Owl tracking technology catches human prey

12 December 2017 - 14:13
By Shaun Smillie
Justice came on silent wings - as owl tracking technology helped catch car thieves after they drove into an Alexandra scrapyard.
Image: Dr. Gareth Tate Justice came on silent wings - as owl tracking technology helped catch car thieves after they drove into an Alexandra scrapyard.

When car thieves drove a stolen bakkie into a scrapyard in Alexandra‚ northern Johannesburg‚ they believed they had shaken off the cops and the car tracking companies.

But what they hadn’t noticed was a strange matchbox-sized device in the cubbyhole.

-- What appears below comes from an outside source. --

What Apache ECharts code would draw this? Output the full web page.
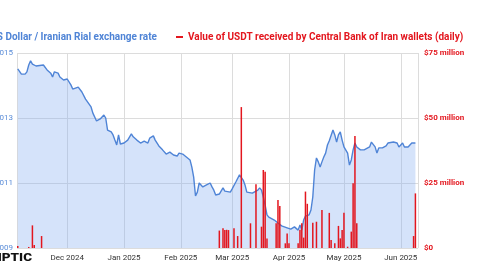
<!DOCTYPE html>
<html>
<head>
<meta charset="utf-8">
<script src="https://cdn.jsdelivr.net/npm/echarts@6/dist/echarts.min.js"></script>
<style>
  html, body { margin: 0; padding: 0; background: #fff; }
  #chart { width: 480px; height: 270px; }
</style>
</head>
<body>
<div id="chart"></div>
<script>
// rial value in USD, in units of 1e-7 (15 => 0.0000015)
const rateDates = [
  '2024-11-04','2024-11-05','2024-11-06','2024-11-07','2024-11-08','2024-11-09','2024-11-10','2024-11-11',
  '2024-11-12','2024-11-13','2024-11-14','2024-11-15','2024-11-18','2024-11-20','2024-11-22','2024-11-23',
  '2024-11-24','2024-11-26','2024-11-27','2024-11-29','2024-12-01','2024-12-03','2024-12-04','2024-12-05',
  '2024-12-07','2024-12-09','2024-12-11','2024-12-12','2024-12-14','2024-12-15','2024-12-17','2024-12-19',
  '2024-12-20','2024-12-21','2024-12-22','2024-12-23','2024-12-25','2024-12-26','2024-12-27','2024-12-28',
  '2024-12-29','2024-12-30','2025-01-01','2025-01-03','2025-01-05','2025-01-06','2025-01-08','2025-01-10',
  '2025-01-12','2025-01-14','2025-01-15','2025-01-17','2025-01-18','2025-01-20','2025-01-22','2025-01-24',
  '2025-01-26','2025-01-28','2025-01-30','2025-01-31','2025-02-02','2025-02-04','2025-02-06','2025-02-07',
  '2025-02-08','2025-02-09','2025-02-10','2025-02-11','2025-02-13','2025-02-14','2025-02-15','2025-02-17',
  '2025-02-18','2025-02-19','2025-02-20','2025-02-22','2025-02-23','2025-02-24','2025-02-25','2025-02-26',
  '2025-02-28','2025-03-01','2025-03-02','2025-03-03','2025-03-05','2025-03-07','2025-03-08','2025-03-09',
  '2025-03-12','2025-03-13','2025-03-15','2025-03-16','2025-03-17','2025-03-18','2025-03-19','2025-03-20',
  '2025-03-21','2025-03-24','2025-03-26','2025-03-28','2025-03-29','2025-03-31','2025-04-02','2025-04-03',
  '2025-04-04','2025-04-06','2025-04-07','2025-04-08','2025-04-09','2025-04-10','2025-04-12','2025-04-13',
  '2025-04-14','2025-04-15','2025-04-16','2025-04-17','2025-04-18','2025-04-19','2025-04-20','2025-04-21',
  '2025-04-22','2025-04-23','2025-04-25','2025-04-26','2025-04-27','2025-04-28','2025-04-29','2025-04-30',
  '2025-05-01','2025-05-02','2025-05-03','2025-05-04','2025-05-05','2025-05-06','2025-05-07','2025-05-08',
  '2025-05-09','2025-05-10','2025-05-11','2025-05-12','2025-05-13','2025-05-15','2025-05-16','2025-05-17',
  '2025-05-18','2025-05-19','2025-05-20','2025-05-21','2025-05-22','2025-05-24','2025-05-25','2025-05-26',
  '2025-05-28','2025-05-29','2025-05-30','2025-05-31','2025-06-01','2025-06-02','2025-06-03','2025-06-04',
  '2025-06-05','2025-06-06','2025-06-07','2025-06-08','2025-06-09'
]
const rateValues = [
  14.51,14.48,14.35,14.38,14.35,14.42,14.63,14.76,
  14.66,14.69,14.60,14.63,14.63,14.48,14.38,14.26,
  14.42,14.38,14.26,14.17,14.20,14.02,13.89,13.95,
  13.95,13.80,13.58,13.52,13.34,13.15,12.91,12.97,
  13.03,13.09,13.00,12.63,12.57,12.48,12.32,12.17,
  12.48,12.20,12.23,12.32,12.51,12.42,12.32,12.23,
  12.29,12.23,12.38,12.45,12.32,12.14,12.02,11.89,
  11.95,11.86,11.83,11.92,11.89,11.80,11.71,11.49,
  11.18,10.60,10.72,11.00,10.88,10.88,10.94,11.00,
  10.88,10.78,10.63,10.66,10.72,10.85,10.75,10.69,
  10.72,10.82,10.88,11.03,11.25,11.09,10.94,10.72,
  10.69,10.69,10.78,10.85,10.78,10.57,10.32,10.02,
  9.95,9.86,9.77,9.68,9.62,9.62,9.58,9.62,
  9.65,9.55,9.71,9.55,9.86,9.98,10.02,10.17,
  10.57,11.40,11.77,11.65,11.49,11.65,11.80,11.92,
  12.17,12.30,12.63,12.48,12.26,12.48,12.57,12.32,
  12.11,12.17,11.92,11.55,11.71,12.02,12.23,12.11,
  12.08,12.02,12.08,12.02,12.08,12.11,12.26,12.23,
  12.11,11.92,12.08,12.11,12.08,12.14,12.23,12.23,
  12.26,12.32,12.23,12.11,12.17,12.23,12.11,12.08,
  12.11,12.17,12.23,12.20,12.23
]

// USDT received, $ million per day
const usdtDates = [
  '2024-11-04','2024-11-10','2024-11-12','2024-11-13','2024-11-17',
  '2025-02-22','2025-02-24','2025-02-25','2025-02-26','2025-02-27','2025-03-02','2025-03-04','2025-03-06',
  '2025-03-11','2025-03-14','2025-03-17','2025-03-18','2025-03-19','2025-03-20','2025-03-25','2025-03-26',
  '2025-03-27','2025-03-30','2025-03-31','2025-04-01','2025-04-06','2025-04-07','2025-04-08','2025-04-09',
  '2025-04-10','2025-04-11','2025-04-14','2025-04-16','2025-04-19','2025-04-23','2025-04-24','2025-04-26',
  '2025-04-28','2025-04-29','2025-04-30','2025-05-01','2025-05-03','2025-05-05','2025-05-06','2025-05-07',
  '2025-05-08','2025-06-08','2025-06-09'
]
const usdtValues = [
  0.8,0.4,8.7,1.2,4.6,
  6.7,7.6,6.9,7.0,6.9,7.6,4.6,54.2,
  9.5,24.5,8.2,30.0,29.3,3.7,9.5,18.5,
  16.2,1.8,5.6,1.8,1.8,7.0,9.5,4.0,
  21.7,17.0,9.7,10.1,14.6,13.5,3.1,1.8,
  8.5,3.7,6.9,13.6,0.5,6.3,24.9,43.1,
  9.5,4.6,21.0
]

const leftTicks = [9, 11, 13, 15]
const rightTicks = [0, 25, 50, 75]

const blue = '#4f84d6'
const red = '#e3161e'

const chart = echarts.init(document.getElementById('chart'))

const option = {
  animation: false,
  backgroundColor: '#fff',
  textStyle: { fontFamily: 'Roboto' },
  grid: { left: 17, right: 62, top: 53, bottom: 22, containLabel: false, outerBoundsMode: 'none' },
  graphic: [
    {
      type: 'text', x: 157, y: 37,
      style: {
        text: 'US Dollar / Iranian Rial exchange rate',
        fill: blue, font: 'bold 10px Roboto', align: 'right', verticalAlign: 'middle'
      }
    },
    { type: 'rect', shape: { x: 176, y: 36, width: 7, height: 2 }, style: { fill: red } },
    {
      type: 'text', x: 188, y: 37,
      style: {
        text: 'Value of USDT received by Central Bank of Iran wallets (daily)',
        fill: red, font: 'bold 10px Roboto', align: 'left', verticalAlign: 'middle'
      }
    },
    {
      // logo, cut by the left edge like in the source
      type: 'text', x: 32, y: 258, scaleX: 1.35,
      style: {
        text: 'ELLIPTIC', fill: '#111', font: '900 10px Roboto', align: 'right', verticalAlign: 'middle'
      }
    }
  ],
  xAxis: {
    type: 'time',
    min: '2024-11-04',
    max: '2025-06-10',
    splitNumber: 7,
    axisLine: { show: false },
    axisTick: { show: false },
    axisLabel: {
      formatter: '{MMM} {yyyy}',
      color: '#333',
      fontSize: 8,
      margin: 6,
      showMinLabel: false,
      showMaxLabel: false
    },
    splitLine: { show: true, lineStyle: { color: '#dcdcdc', width: 1 } }
  },
  yAxis: [
    {
      type: 'value',
      min: leftTicks[0],
      max: leftTicks[leftTicks.length - 1],
      interval: 2,
      position: 'left',
      axisLine: { show: false },
      axisTick: { show: false },
      axisLabel: {
        color: '#5b8dd8',
        fontSize: 8,
        margin: 4,
        formatter: (v) => (v / 1e7).toFixed(7)
      },
      splitLine: { show: true, lineStyle: { color: '#dcdcdc', width: 1 } }
    },
    {
      type: 'value',
      min: rightTicks[0],
      max: rightTicks[rightTicks.length - 1],
      interval: 25,
      position: 'right',
      axisLine: { show: false },
      axisTick: { show: false },
      axisLabel: {
        color: red,
        fontSize: 8,
        fontWeight: 'bold',
        margin: 6,
        formatter: (v) => '$' + v + (v === 0 ? '' : ' million')
      },
      splitLine: { show: false }
    }
  ],
  series: [
    {
      name: 'rate',
      type: 'line',
      yAxisIndex: 0,
      data: rateDates.map((d, i) => [d, rateValues[i]]),
      showSymbol: false,
      smooth: false,
      lineStyle: { color: blue, width: 1.4 },
      areaStyle: { color: 'rgba(135,175,240,0.5)', origin: 'start' },
      z: 2
    },
    {
      name: 'usdt',
      type: 'bar',
      yAxisIndex: 1,
      data: usdtDates.map((d, i) => [d, usdtValues[i]]),
      barWidth: 1.5,
      itemStyle: { color: red },
      z: 3
    }
  ]
}

chart.setOption(option)
</script>
</body>
</html>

On Monday‚ police and law enforcement busted a suspected car syndicate ring after they were led there by a GPS device that is used to track grass owls.

Dr Gareth Tate‚ programme manager of the Endangered Wildlife Trust’s birds of prey programme‚ was able to find his stolen bakkie by using some nifty CSI.

On Tuesday last week‚ Tate’s bakkie was stolen‚ while he was visiting his brother in Parkhurst.

“From CCTV footage we watched a silver blue Toyota Corolla pull up next to the bakkie. Seven minutes later the bakkie was gone‚” Tate said.

Tate contacted the police and Netstar initially was able to track the bakkie’s tracking device. But then it went dead‚ after the thieves located the tracker and disabled it.

It was about this time that Tate got an idea.

The night before‚ Tate and his team were meant to place a tracking device on a grass owl‚ a threatened bird species. They had decided not to go‚ because of the rain.

“Immediately I remembered that I have this device in the car and I quickly submitted new settings as I knew that at 2 o’clock that afternoon‚ it would be coming online‚” said Tate.

Any updates Tate received would appear on his cellphone. The solar powered tracking device worked‚ explained Tate‚ by coming online once every 20 hours to send location data.

Tate set the tracking device to collect information every ten minutes. But he had to be careful‚ as he didn't want the batteries to run out. He then notified Netstar and police to be on standby.

But at 2 o’clock the device was dead.

For the next three days Tate kept checking his phone in the hope that the tracker would switch on.

"By Friday‚ I had got kakvol. These guys had deactivated the car tracker‚ they must be sharp enough to have found my device‚ I thought‚" he said.

Then on Sunday at about 5pm‚ Tate looked at his cellphone one more time‚ and realised the tracker had switched on.

"It was firing off GPS signals and locations."

Tate quickly alerted Netstar and the police and told them of the last location recorded on the tracker.

A team searched a number of houses in Alexandra‚ but came up with nothing.

On Monday morning‚ Tate got another idea and decided he would try something.

“When the battery is flat and they have a really bad signal‚ they don't often get a perfect fix‚ it affects their accuracy‚” he explained of the device.

But Tate had written software that corrects accuracy errors in the tracker.

He fed all the data from the tracker into his software programme.

"I ran the model and boom! It produced this hotspot of where that device is‚ and it was five houses down from where they guys had been the previous evening”.

Police‚ with security companies‚ raided the scrap yard. There‚ they found Tate’s bakkie and they arrested three men. Also recovered were two other stolen vehicles.

Police spokesman Lieutenant Kay Makhubela said that police suspected that the alleged gang had been involved in hijackings and car theft across Johannesburg. “Further investigation will reveal if they are part of a larger syndicate‚” he said.

In the cubbyhole was the tracker.

“The best part is that I got my device back‚” he said. “It would have cost over R30‚000 to replace.”